Nunca sabré si fue el destino o el azar. Ella no tuvo la oportunidad de elegir su compañía ni su hogar. Fue su madre, un hermoso ejemplar de tupido pelambre blanco la que el último día de su vida me confió a tan entrañable ser, cuando la dejó huérfana y sola, después de que una soleada mañana de otoño un par de paladas de tierra ocre sepultaran la bella figura de la progenitora, cuyos restos permanecen en mi huerto, pocos años después, junto a un longevo caqui, aún en producción, al que debió regalar su descompuesta materia orgánica. Era mansa, sosegada y dócil, pero debía estimar en alto grado su independencia y libertad, pues su roma cola, siempre enhiesta, concluida a modo de periscopio de un submarino por una deformación genética de su columna vertebral, delataba su pausado caminar solitario entre el frondoso y crecido hierbazal de todas las primaveras. Para mí que se fue algo prematura y sin enfermedad manifiesta, ya que su dormida estampa de blanca mancha encaló por sorpresa la tupida alfombra sepia de las hojas muertas de noviembre.
Blanquita es como una gota en el agua de su madre. Casi albina, algo tímida, tal vez menos corpulenta, pero su rabo es periscópico como el de su progenitora y su comportamiento hace honor a su genética materna. Blanquita goza de un extraordinario desarrollo de sus sentidos, a lo mejor porque desde su nacimiento ha estado privada de la lengua felina. Nunca ha podido llorar como cualquier otro congénere, pues el maullido jamás habitó en su garganta, órgano que nunca pudo pedir nada ni mostrar enojo. Su mudez me hizo errar su atención en algunas ocasiones, sobre todo en su infancia y adolescencia. Sin embargo, su juventud la ha colmado de mocedad y pretendientes, de tal suerte que su vientre parece ahora una pelota de nieve donde esperan y desesperan no sé cuántos vástagos. La parturienta no precisa de nanas para dormir gatos, pues en buena correspondencia a su especie duerme en pleno sosiego sus dieciocho horas diarias.
A la hora del telediario de la primera, durante del pasado fin de semana, Blanquita despertó de su enésima siesta, justo cuando el informativo daba cuenta de la protesta callejera por el supuesto maltrato y extrema crueldad a la que son sometidos diferentes animales con los que experimenta el madrileño laboratorio de investigación toxicológica Vivotecnia, tras la difusión de un impactante video por parte de la organización Cruelty Free Internacional, en el que entre risas e insultos constantes de los empleados, se pueden ver conejos muriendo, perros sufriendo, cerdos y monos gritando ante la clara hostilidad que encuentra en dicho centro.
Recordé en ese instante que, según las estadísticas oficiales más recientes, nuestro país era, hace unos años, el cuarto con el mayor uso de animales para experimentación de la Unión Europea.
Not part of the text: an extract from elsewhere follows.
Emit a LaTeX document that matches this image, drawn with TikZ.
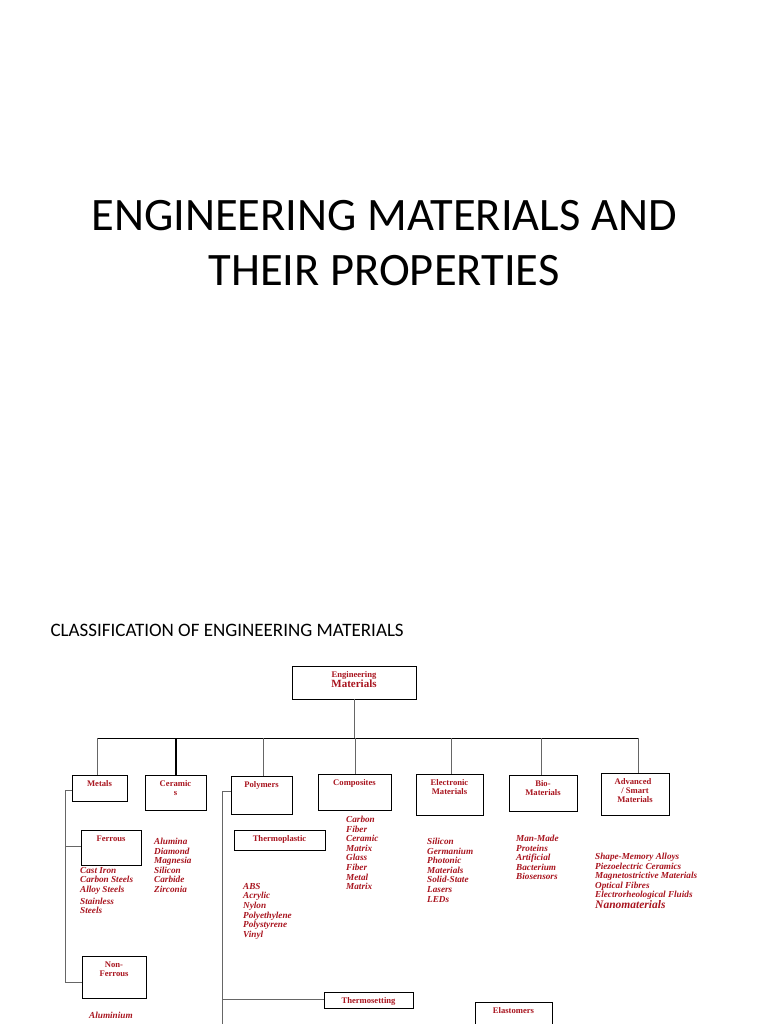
\documentclass[tikz,border=0pt]{standalone}
\usepackage{fontspec}
\setmainfont{Liberation Serif}
\newfontfamily\calfont{Carlito}
\definecolor{rd}{HTML}{A8141E}
\newcommand\bxx[6]{\draw[line width=0.8pt] (#2,#3) rectangle (#4,#5); \node[lbl,anchor=north] (#1) at ({(#2+#4)/2},#3+2) {#6};}
\begin{document}
\begin{tikzpicture}[x=1pt,y=-1pt,
 lbl/.style={text=rd,font=\bfseries\fontsize{8.6}{9}\selectfont,align=center},
 lst/.style={text=rd,font=\bfseries\itshape\fontsize{9.2}{9.6}\selectfont,align=left,anchor=north west,inner sep=0pt},
 ln/.style={draw=gray!80!black,line width=0.8pt}]
\useasboundingbox (0,0) rectangle (768,1024);
\clip (0,0) rectangle (768,1024);
\node[font=\calfont\fontsize{46.5}{48}\selectfont] (t1) at (384,216) {ENGINEERING MATERIALS AND};
\node[font=\calfont\fontsize{46.5}{48}\selectfont] (t2) at (384,271) {THEIR PROPERTIES};
\node[font=\calfont\fontsize{19}{20}\selectfont,anchor=west] (t3) at (47,630) {CLASSIFICATION OF ENGINEERING MATERIALS};
% boxes
\bxx{em}{292}{666}{416}{699}{Engineering\\[-1pt]{\fontsize{11}{11.5}\selectfont Materials}}
\bxx{me}{72}{775}{127}{801}{Metals}
\bxx{ce}{145}{775}{206}{810}{Ceramic\\s}
\bxx{po}{231}{776}{292}{814}{Polymers}
\bxx{co}{318}{774}{391}{810}{Composites}
\bxx{el}{416}{774}{483}{815}{Electronic\\Materials}
\bxx{bi}{509}{775}{577}{811}{Bio-\\Materials}
\bxx{ad}{601}{773}{669}{815}{\hspace*{-4pt}Advanced\\/ Smart\\Materials}
\bxx{fe}{81}{830}{141}{865}{Ferrous}
\bxx{nf}{82}{956}{146}{998}{Non-\\Ferrous}
\bxx{tp}{234}{830}{325}{850}{Thermoplastic}
\bxx{ts}{324}{992}{413}{1008}{Thermosetting}
\bxx{ea}{475}{1002}{552}{1030}{Elastomers}
% connectors
\coordinate (bl) at (97,738); \coordinate (br) at (638,738);
\draw[ln] (354,699) -- (354,738);
\draw[line width=0.8pt] (bl) -- (br);
\draw[ln] (97,738) -- (97,775);
\draw[line width=1.6pt] (176,738) -- (176,775);
\draw[ln] (263,738) -- (263,776);
\draw[ln] (355,738) -- (355,774);
\draw[ln] (451,738) -- (451,774);
\draw[ln] (541,738) -- (541,775);
\draw[ln] (638,738) -- (638,773);
\draw[ln] (72,790) -- (65,790) -- (65,982) -- (82,982);
\draw[ln] (65,846) -- (81,846);
\draw[ln] (231,791) -- (222,791) -- (222,1030);
\draw[ln] (222,999) -- (324,999);
% lists
\node[lst] (l1) at (80,867) {Cast Iron\\Carbon Steels\\Alloy Steels\\[2pt]Stainless\\Steels};
\node[lst] (l2) at (154,838) {Alumina\\Diamond\\Magnesia\\Silicon\\Carbide\\Zirconia};
\node[lst] (l3) at (243,883) {ABS\\Acrylic\\Nylon\\Polyethylene\\Polystyrene\\Vinyl};
\node[lst] (l4) at (346,816) {Carbon\\Fiber\\Ceramic\\Matrix\\Glass\\Fiber\\Metal\\Matrix};
\node[lst] (l5) at (427,838) {Silicon\\Germanium\\Photonic\\Materials\\Solid-State\\Lasers\\LEDs};
\node[lst] (l6) at (516,835) {Man-Made\\Proteins\\Artificial\\Bacterium\\Biosensors};
\node[lst] (l7) at (595,853) {Shape-Memory Alloys\\Piezoelectric Ceramics\\Magnetostrictive Materials\\Optical Fibres\\Electrorheological Fluids\\{\fontsize{11.5}{11.5}\selectfont Nanomaterials}};
\node[lst] (l8) at (89,1012) {Aluminium};
\end{tikzpicture}
\end{document}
Y recordé también –como en otras ocasiones- la carta de mi tío abuelo Segundo Reche, dirigida a su tía Isabel, fechada en seis de diciembre de 1914 en Almería: “Mi querida Chacha: Ésta es para mandarte un perro galgo que me ha regalado un amigo. Te lo entregará el dador de ésta, Cachipuche o Curro. Te lo mando a ti porque ya sabes que mi madre no quiere más perros, y si se lo llevan sin estar yo lo coge y lo regala; así es que tenlo tú hasta el viernes, que tendré el gusto de abrazaros.
Que no se entere mi mamá que te lo he mandado, pues cuando yo vaya todo se arreglará. Que lo tengas cuidado y le pones una soga para que esté más largo y lo sueltas todos los días un ratito, pero que estés tú delante no se vaya a perder. Lo sueltas en el huerto para que haga sus necesidades, pues es muy curioso y atado no las hace (¡no te encargo nada con el perro, pues me dan quince duros y no lo vendo!). Se llama Castigo, así que cuidado con el perrito, pues dicen es de lo mejor. ¿Verdad que es muy mono?...!No te digo nada con el perro, que es mi ojo derecho ¡..”.Sé que Castigo, el ojo derecho de mi tío abuelo, vivió feliz muchos años hasta que murió de viejo, como creo que vive Blanquita y también espero que pueda morir de igual causa que el can de mi antepasado. Ellos, Blanquita y Castigo han tenido mejor suerte que las cobayas de Vivotecnia, aunque hoy en día las diferentes e incompetentes administraciones y la ambiciosa y arrolladora industria farmacéutica nos han hecho cobayas a todos los humanos. Al menos, nos queda el consuelo de que Blanquita y Castigo no han sufrido castigo alguno.